The motion triggers a two-step analysis. First, the defendant must show that the challenged claim arises from protected activity, which in defamation cases usually is not difficult since the underlying conduct is speech. Second, the burden shifts to the plaintiff to demonstrate a probability of prevailing on the claim. The court reviews the pleadings and supporting evidence at this early stage, and if the plaintiff cannot show enough to suggest they are likely to win, the case gets dismissed.

Here is the part that catches plaintiffs off guard: a defendant who wins an anti-SLAPP motion is entitled to recover attorney’s fees and costs from the plaintiff.11California Legislative Information. California Code of Civil Procedure 425.16 Those fees can be substantial. Filing a weak defamation claim in California does not just risk losing — it risks paying for the other side’s lawyers. Anyone considering a defamation lawsuit should evaluate their evidence carefully against the anti-SLAPP framework before filing.

Statute of Limitations

California gives you one year to file a defamation lawsuit. Under Code of Civil Procedure section 340, the clock starts running on the date of publication for both libel and slander claims.12California Legislative Information. California Code of Civil Procedure 340 Miss that window and the claim is dead, regardless of how damaging the statement was.

California also follows the single publication rule under Civil Code section 3425.3. When a defamatory statement appears in a book, a newspaper, a broadcast, or any single communication to an audience, the plaintiff gets one cause of action based on the date of that original publication.13California Legislative Information. California Civil Code 3425.3 A blog post published three years ago does not restart the clock every time a new reader sees it. The one-year deadline runs from the date the post first went live. Recovery in that single action includes all damages suffered across all jurisdictions.
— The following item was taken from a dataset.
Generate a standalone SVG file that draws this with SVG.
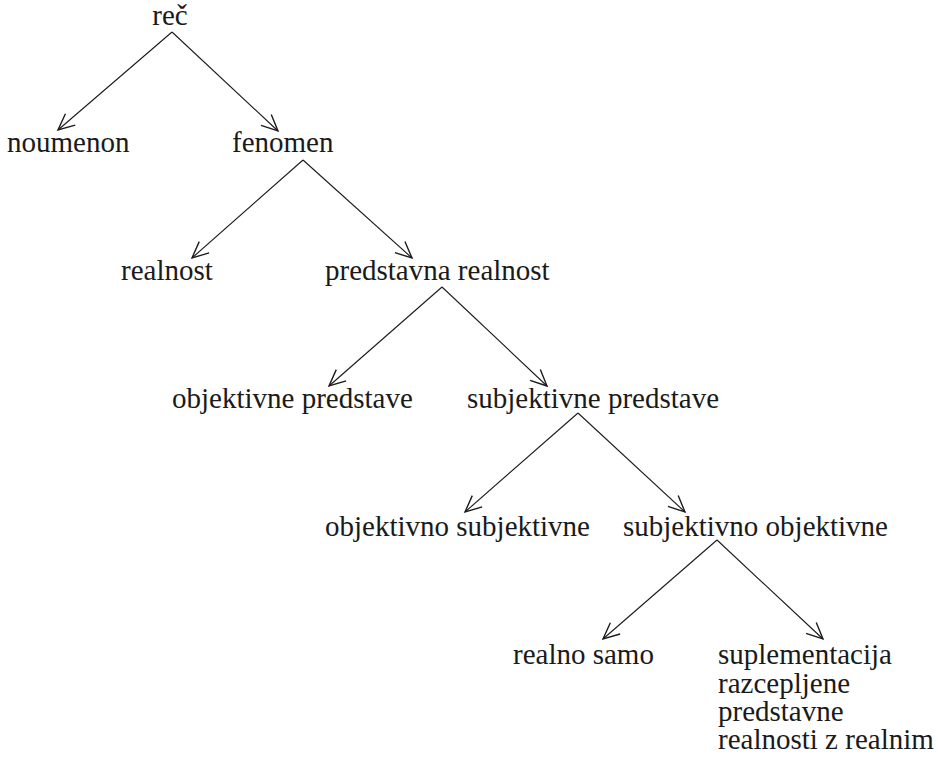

Retraction Demands for Media Defendants

Before suing a newspaper or broadcaster for defamation, California law requires an extra step. Under Civil Code section 48a, if the defamatory statement appeared in a daily or weekly news publication or a radio broadcast, the plaintiff must serve a written retraction demand on the publisher or broadcaster within 20 days of learning about the statement.14California Legislative Information. California Civil Code 48a

If the plaintiff skips this step, damages are limited to special damages only — no general damages and no punitive damages. If the plaintiff properly demands a retraction and the media defendant fails to publish a correction within three weeks in a comparably prominent manner, the plaintiff can then pursue general, special, and exemplary damages. Exemplary damages in this context require proof of actual malice. A correction published before the plaintiff even sends the demand carries the same protective effect as one published in response to it.

Tax Treatment of Defamation Awards

Winning a defamation judgment can create a tax bill that catches plaintiffs by surprise. Because defamation is not a physical injury, most of the award is taxable income. Under 26 U.S.C. § 104(a)(2), only damages received “on account of personal physical injuries or physical sickness” are excluded from gross income.15Office of the Law Revision Counsel. 26 USC 104 – Compensation for Injuries or Sickness Defamation damages for reputational harm, emotional distress, and lost income do not qualify for that exclusion.

Punitive damages are always taxable as ordinary income, regardless of the underlying claim. Interest on the award — whether pre-judgment or post-judgment — is also taxable. The only narrow exception: if a plaintiff can show that emotional distress damages were the direct result of a physical injury caused by the defamation (which is rare), that portion may be excluded. For most defamation plaintiffs, the practical takeaway is to plan for taxes on the full award and consult a tax professional before settling or accepting a judgment.